1. A core-shell catalyst for plasma adsorption-catalysis, characterized in that, The core layer of the core-shell catalyst is Mn-NaY, and the shell layer of the core-shell catalyst is Mn-MCM-41; the Mn-NaY is NaY anchored with ultrafine nano-manganese metal clusters; the Mn-MCM-41 is MCM-41 loaded with nano-manganese metal clusters.

2. The core-shell catalyst for plasma adsorption-catalysis according to claim 1, characterized in that, The core layer is physically covered by the shell layer.

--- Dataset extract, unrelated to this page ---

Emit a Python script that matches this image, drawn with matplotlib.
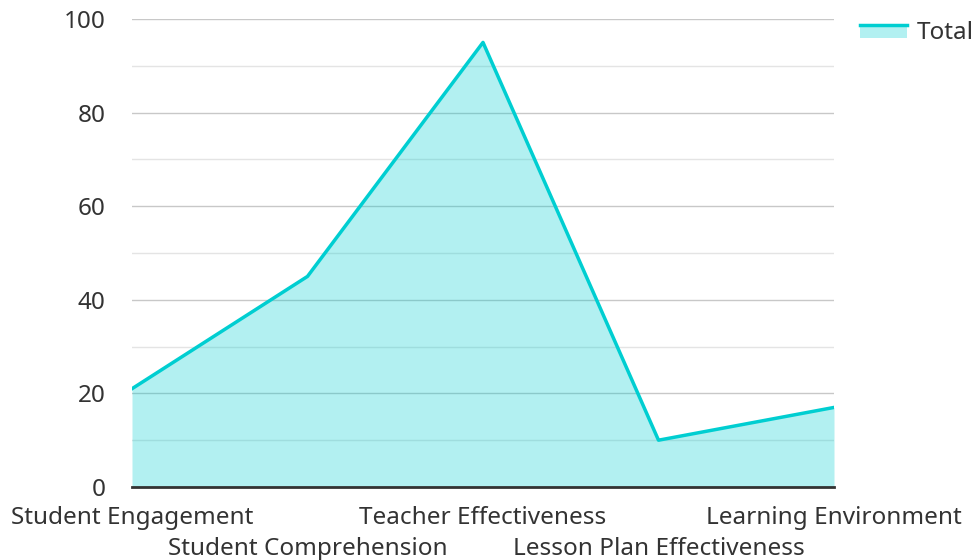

3. The method for preparing the core-shell catalyst for plasma adsorption-catalysis according to claim 1 or 2, characterized in that, Includes the following steps: (1) Mn-NaY is immersed in silica sol and then uniformly mixed with Mn-MCM-41 powder, so that Mn-MCM-41 forms a shell on the surface of Mn-NaY to obtain a precursor; Mn-NaY is NaY anchored with ultrafine nano-manganese metal clusters; Mn-MCM-41 is MCM-41 loaded with nano-manganese metal clusters; (2) The precursor is calcined at 400~550℃ to obtain the product.

4. The preparation method according to claim 3, characterized in that, The mass ratio of Mn-MCM-41 to Mn-NaY is 1:1~3.

5. The preparation method according to claim 3, characterized in that, The Mn-NaY was prepared by ion exchange.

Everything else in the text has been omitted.